— To do —
Leave out the pictures and transcribe the rest of the records exactly.

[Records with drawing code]
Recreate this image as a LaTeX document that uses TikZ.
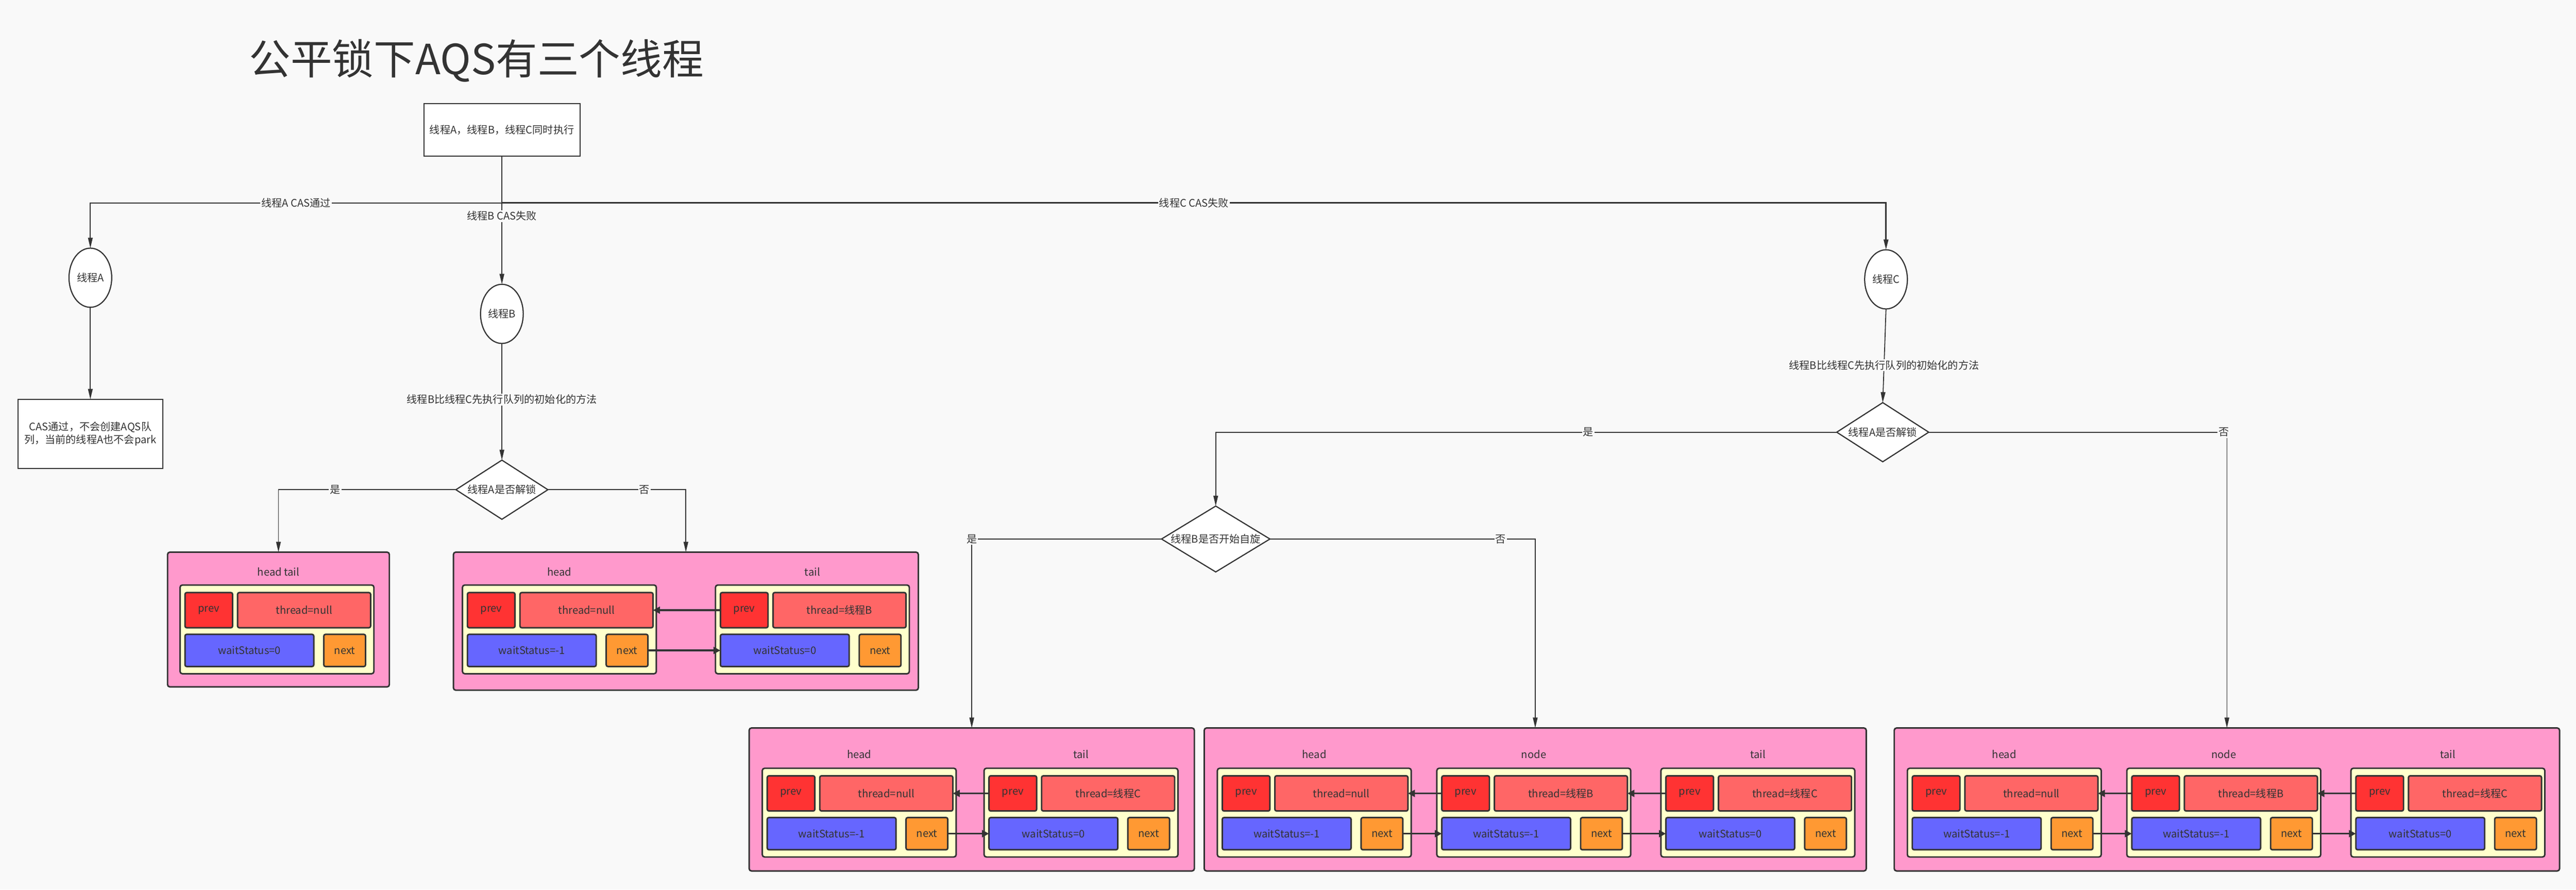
\documentclass[tikz,border=0pt]{standalone}
\usepackage{fontspec}
\setmainfont{Noto Sans CJK SC}
\usetikzlibrary{shapes.geometric,arrows.meta}
\definecolor{bg}{HTML}{F9F9F9}
\definecolor{ink}{HTML}{333333}
\definecolor{pinkc}{HTML}{FF99CC}
\definecolor{yel}{HTML}{FFFFCC}
\definecolor{redc}{HTML}{FF3333}
\definecolor{thr}{HTML}{FF6666}
\definecolor{blu}{HTML}{6666FF}
\definecolor{ora}{HTML}{FF9933}
\tikzset{
  every node/.style={font=\fontsize{9}{11}\selectfont, text=ink, inner sep=0pt, outer sep=0pt},
  conn/.style={draw=ink, line width=0.8pt},
  arr/.style={conn, -{Triangle[length=9pt,width=4pt]}},
  lbl/.style={fill=bg, inner sep=1pt},
  proc/.style={draw=ink, line width=1pt, fill=white, minimum width=4.75cm, minimum height=1.6cm, align=center},
  ell/.style={ellipse, draw=ink, line width=1pt, fill=white, minimum width=1.3cm, minimum height=1.8cm},
  dia/.style={diamond, draw=ink, line width=1pt, fill=white, aspect=1.6, minimum width=#1, minimum height=1.8cm},
  outer/.style={draw=ink, line width=1.3pt, fill=pinkc, rounded corners=2pt, anchor=north west},
  inbox/.style={draw=ink, line width=1.3pt, fill=yel, rounded corners=2pt, minimum width=5.9cm, minimum height=2.7cm, anchor=north west},
  cell/.style={draw=ink, line width=1.3pt, anchor=north west, rounded corners=1.5pt},
  link/.style={draw=ink, line width=1.6pt, -{Triangle[length=6pt,width=6pt]}},
}
\newcommand\qn[5]{%
  \node[inbox] (#1) at (#2,#3) {};
  \node[cell, fill=redc, minimum width=1.45cm, minimum height=1.07cm] (#1p) at (#2+3,#3+4.6) {prev};
  \node[cell, fill=thr, minimum width=4.05cm, minimum height=1.07cm] (#1t) at (#2+35,#3+4.6) {thread=#4};
  \node[cell, fill=blu, minimum width=3.92cm, minimum height=0.98cm] (#1w) at (#2+3,#3+30) {waitStatus=#5};
  \node[cell, fill=ora, minimum width=1.27cm, minimum height=0.98cm] (#1n) at (#2+87.5,#3+30) {next};
}
\begin{document}
\begin{tikzpicture}[x=0.05cm, y=-0.05cm]
\fill[bg] (0,0) rectangle (1568,541.4);
\useasboundingbox (0,0) rectangle (1568,541.4);

\node[font=\fontsize{36}{40}\selectfont] (title) at (290,37) {公平锁下AQS有三个线程};
\node[proc] (st) at (305.5,79) {线程A，线程B，线程C同时执行};
\coordinate (j) at (305.5,123.5);
\node[ell] (eA) at (55,169) {线程A};
\node[ell] (eB) at (305.5,191) {线程B};
\node[ell] (eC) at (1148,170) {线程C};
\node[proc, minimum width=4.4cm, minimum height=2.1cm] (bA) at (55,264) {CAS通过，不会创建AQS队\\列，当前的线程A也不会park};
\node[dia=2.8cm] (dB) at (305.5,298) {线程A是否解锁};
\node[dia=2.8cm] (dC) at (1146,263) {线程A是否解锁};
\node[dia=3.3cm] (dD) at (740,328) {线程B是否开始自旋};

% boxes
\node[outer, minimum width=6.75cm, minimum height=4.1cm] (b1) at (102,336) {};
\node[outer, minimum width=14.15cm, minimum height=4.2cm] (b2) at (276,336) {};
\node[outer, minimum width=13.55cm, minimum height=4.35cm] (b3) at (456,443) {};
\node[outer, minimum width=20.15cm, minimum height=4.35cm] (b4) at (733,443) {};
\node[outer, minimum width=20.25cm, minimum height=4.35cm] (b5) at (1153,443) {};

% connectors
\draw[conn] (st.south) -- (j);
\draw[arr] (j) -- (j -| eA) node[pos=0.5, lbl] {线程A CAS通过} -- (eA.north);
\draw[arr] (j) -- (eB.north) node[pos=0.16, lbl] {线程B CAS失败};
\draw[arr, line width=1.3pt] (j) -- (j -| eC) node[pos=0.5, lbl, font=\fontsize{9}{11}\selectfont] {线程C CAS失败} -- (eC.north);
\draw[arr] (eA.south) -- (bA.north);
\draw[arr] (eB.south) -- (dB.north) node[pos=0.48, lbl] {线程B比线程C先执行队列的初始化的方法};
\draw[arr] (eC.south) -- (dC.north) node[pos=0.6, lbl] {线程B比线程C先执行队列的初始化的方法};
\draw[arr] (dB.west) -- (dB.west -| b1.north) node[pos=0.68, lbl] {是} -- (b1.north);
\draw[arr] (dB.east) -- (dB.east -| b2.north) node[pos=0.7, lbl] {否} -- (b2.north);
\draw[arr] (dC.west) -- (dC.west -| dD.north) node[pos=0.4, lbl] {是} -- (dD.north);
\draw[arr] (dC.east) -- (dC.east -| b5.north) node[pos=0.99, lbl] {否} -- (b5.north);
\draw[arr] (dD.west) -- (dD.west -| b3.north) node[pos=1, lbl] {是} -- (b3.north);
\draw[arr] (dD.east) -- (dD.east -| b4.north) node[pos=0.87, lbl] {否} -- (b4.north);

% box 1
\node (l1) at (169.5,348) {head tail};
\qn{a}{109.6}{356}{null}{0}
% box 2
\node (l2a) at (340.5,348) {head};
\node (l2b) at (494.5,348) {tail};
\qn{ba}{281.5}{356}{null}{-1}
\qn{bb}{435.5}{356}{线程B}{0}
\draw[link] (bbp.west) -- (bat.east);
\draw[link] (ban.east) -- (bbw.west);
% box 3
\node (l3a) at (523,459) {head};
\node (l3b) at (658,459) {tail};
\qn{ca}{464}{467.5}{null}{-1}
\qn{cb}{599}{467.5}{线程C}{0}
\draw[link] (cbp.west) -- (cat.east);
\draw[link] (can.east) -- (cbw.west);
% box 4
\node (l4a) at (800,459) {head};
\node (l4b) at (933.6,459) {node};
\node (l4c) at (1070,459) {tail};
\qn{da}{741}{467.5}{null}{-1}
\qn{db}{874.6}{467.5}{线程B}{-1}
\qn{dc}{1011}{467.5}{线程C}{0}
\draw[link] (dbp.west) -- (dat.east);
\draw[link] (dan.east) -- (dbw.west);
\draw[link] (dcp.west) -- (dbt.east);
\draw[link] (dbn.east) -- (dcw.west);
% box 5
\node (l5a) at (1220,459) {head};
\node (l5b) at (1353.6,459) {node};
\node (l5c) at (1490,459) {tail};
\qn{ea}{1161}{467.5}{null}{-1}
\qn{eb}{1294.6}{467.5}{线程B}{-1}
\qn{ec}{1431}{467.5}{线程C}{0}
\draw[link] (ebp.west) -- (eat.east);
\draw[link] (ean.east) -- (ebw.west);
\draw[link] (ecp.west) -- (ebt.east);
\draw[link] (ebn.east) -- (ecw.west);
\end{tikzpicture}
\end{document}
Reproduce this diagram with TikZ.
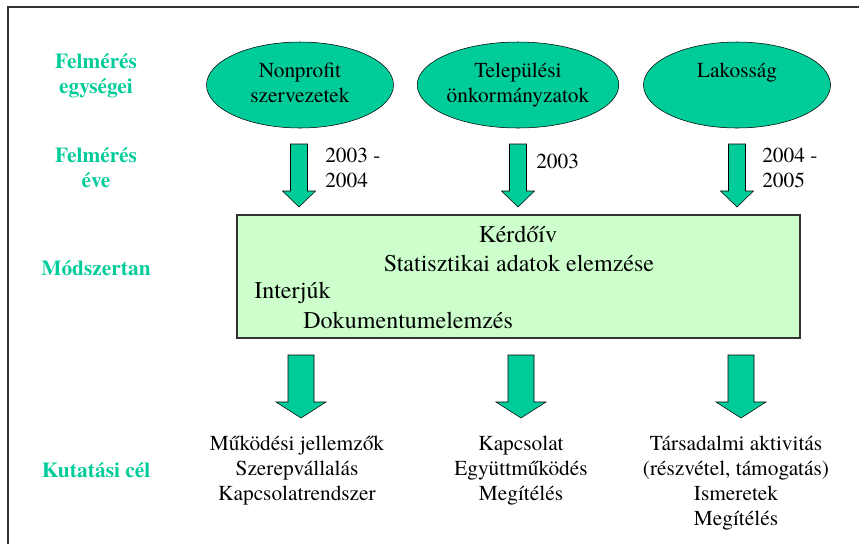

— Full response —
Recreate this image as a LaTeX document that uses TikZ.
\documentclass[tikz,border=0pt]{standalone}
\usepackage{fontspec}
\setmainfont{Noto Sans CJK SC}
\usetikzlibrary{shapes.geometric,arrows.meta}
\definecolor{bg}{HTML}{F9F9F9}
\definecolor{ink}{HTML}{333333}
\definecolor{pinkc}{HTML}{FF99CC}
\definecolor{yel}{HTML}{FFFFCC}
\definecolor{redc}{HTML}{FF3333}
\definecolor{thr}{HTML}{FF6666}
\definecolor{blu}{HTML}{6666FF}
\definecolor{ora}{HTML}{FF9933}
\tikzset{
  every node/.style={font=\fontsize{9}{11}\selectfont, text=ink, inner sep=0pt, outer sep=0pt},
  conn/.style={draw=ink, line width=0.8pt},
  arr/.style={conn, -{Triangle[length=9pt,width=4pt]}},
  lbl/.style={fill=bg, inner sep=1pt},
  proc/.style={draw=ink, line width=1pt, fill=white, minimum width=4.75cm, minimum height=1.6cm, align=center},
  ell/.style={ellipse, draw=ink, line width=1pt, fill=white, minimum width=1.3cm, minimum height=1.8cm},
  dia/.style={diamond, draw=ink, line width=1pt, fill=white, aspect=1.6, minimum width=#1, minimum height=1.8cm},
  outer/.style={draw=ink, line width=1.3pt, fill=pinkc, rounded corners=2pt, anchor=north west},
  inbox/.style={draw=ink, line width=1.3pt, fill=yel, rounded corners=2pt, minimum width=5.9cm, minimum height=2.7cm, anchor=north west},
  cell/.style={draw=ink, line width=1.3pt, anchor=north west, rounded corners=1.5pt},
  link/.style={draw=ink, line width=1.6pt, -{Triangle[length=6pt,width=6pt]}},
}
\newcommand\qn[5]{%
  \node[inbox] (#1) at (#2,#3) {};
  \node[cell, fill=redc, minimum width=1.45cm, minimum height=1.07cm] (#1p) at (#2+3,#3+4.6) {prev};
  \node[cell, fill=thr, minimum width=4.05cm, minimum height=1.07cm] (#1t) at (#2+35,#3+4.6) {thread=#4};
  \node[cell, fill=blu, minimum width=3.92cm, minimum height=0.98cm] (#1w) at (#2+3,#3+30) {waitStatus=#5};
  \node[cell, fill=ora, minimum width=1.27cm, minimum height=0.98cm] (#1n) at (#2+87.5,#3+30) {next};
}
\begin{document}
\begin{tikzpicture}[x=0.05cm, y=-0.05cm]
\fill[bg] (0,0) rectangle (1568,541.4);
\useasboundingbox (0,0) rectangle (1568,541.4);

\node[font=\fontsize{36}{40}\selectfont] (title) at (290,37) {公平锁下AQS有三个线程};
\node[proc] (st) at (305.5,79) {线程A，线程B，线程C同时执行};
\coordinate (j) at (305.5,123.5);
\node[ell] (eA) at (55,169) {线程A};
\node[ell] (eB) at (305.5,191) {线程B};
\node[ell] (eC) at (1148,170) {线程C};
\node[proc, minimum width=4.4cm, minimum height=2.1cm] (bA) at (55,264) {CAS通过，不会创建AQS队\\列，当前的线程A也不会park};
\node[dia=2.8cm] (dB) at (305.5,298) {线程A是否解锁};
\node[dia=2.8cm] (dC) at (1146,263) {线程A是否解锁};
\node[dia=3.3cm] (dD) at (740,328) {线程B是否开始自旋};

% boxes
\node[outer, minimum width=6.75cm, minimum height=4.1cm] (b1) at (102,336) {};
\node[outer, minimum width=14.15cm, minimum height=4.2cm] (b2) at (276,336) {};
\node[outer, minimum width=13.55cm, minimum height=4.35cm] (b3) at (456,443) {};
\node[outer, minimum width=20.15cm, minimum height=4.35cm] (b4) at (733,443) {};
\node[outer, minimum width=20.25cm, minimum height=4.35cm] (b5) at (1153,443) {};

% connectors
\draw[conn] (st.south) -- (j);
\draw[arr] (j) -- (j -| eA) node[pos=0.5, lbl] {线程A CAS通过} -- (eA.north);
\draw[arr] (j) -- (eB.north) node[pos=0.16, lbl] {线程B CAS失败};
\draw[arr, line width=1.3pt] (j) -- (j -| eC) node[pos=0.5, lbl, font=\fontsize{9}{11}\selectfont] {线程C CAS失败} -- (eC.north);
\draw[arr] (eA.south) -- (bA.north);
\draw[arr] (eB.south) -- (dB.north) node[pos=0.48, lbl] {线程B比线程C先执行队列的初始化的方法};
\draw[arr] (eC.south) -- (dC.north) node[pos=0.6, lbl] {线程B比线程C先执行队列的初始化的方法};
\draw[arr] (dB.west) -- (dB.west -| b1.north) node[pos=0.68, lbl] {是} -- (b1.north);
\draw[arr] (dB.east) -- (dB.east -| b2.north) node[pos=0.7, lbl] {否} -- (b2.north);
\draw[arr] (dC.west) -- (dC.west -| dD.north) node[pos=0.4, lbl] {是} -- (dD.north);
\draw[arr] (dC.east) -- (dC.east -| b5.north) node[pos=0.99, lbl] {否} -- (b5.north);
\draw[arr] (dD.west) -- (dD.west -| b3.north) node[pos=1, lbl] {是} -- (b3.north);
\draw[arr] (dD.east) -- (dD.east -| b4.north) node[pos=0.87, lbl] {否} -- (b4.north);

% box 1
\node (l1) at (169.5,348) {head tail};
\qn{a}{109.6}{356}{null}{0}
% box 2
\node (l2a) at (340.5,348) {head};
\node (l2b) at (494.5,348) {tail};
\qn{ba}{281.5}{356}{null}{-1}
\qn{bb}{435.5}{356}{线程B}{0}
\draw[link] (bbp.west) -- (bat.east);
\draw[link] (ban.east) -- (bbw.west);
% box 3
\node (l3a) at (523,459) {head};
\node (l3b) at (658,459) {tail};
\qn{ca}{464}{467.5}{null}{-1}
\qn{cb}{599}{467.5}{线程C}{0}
\draw[link] (cbp.west) -- (cat.east);
\draw[link] (can.east) -- (cbw.west);
% box 4
\node (l4a) at (800,459) {head};
\node (l4b) at (933.6,459) {node};
\node (l4c) at (1070,459) {tail};
\qn{da}{741}{467.5}{null}{-1}
\qn{db}{874.6}{467.5}{线程B}{-1}
\qn{dc}{1011}{467.5}{线程C}{0}
\draw[link] (dbp.west) -- (dat.east);
\draw[link] (dan.east) -- (dbw.west);
\draw[link] (dcp.west) -- (dbt.east);
\draw[link] (dbn.east) -- (dcw.west);
% box 5
\node (l5a) at (1220,459) {head};
\node (l5b) at (1353.6,459) {node};
\node (l5c) at (1490,459) {tail};
\qn{ea}{1161}{467.5}{null}{-1}
\qn{eb}{1294.6}{467.5}{线程B}{-1}
\qn{ec}{1431}{467.5}{线程C}{0}
\draw[link] (ebp.west) -- (eat.east);
\draw[link] (ean.east) -- (ebw.west);
\draw[link] (ecp.west) -- (ebt.east);
\draw[link] (ebn.east) -- (ecw.west);
\end{tikzpicture}
\end{document}
Reproduce this diagram with TikZ.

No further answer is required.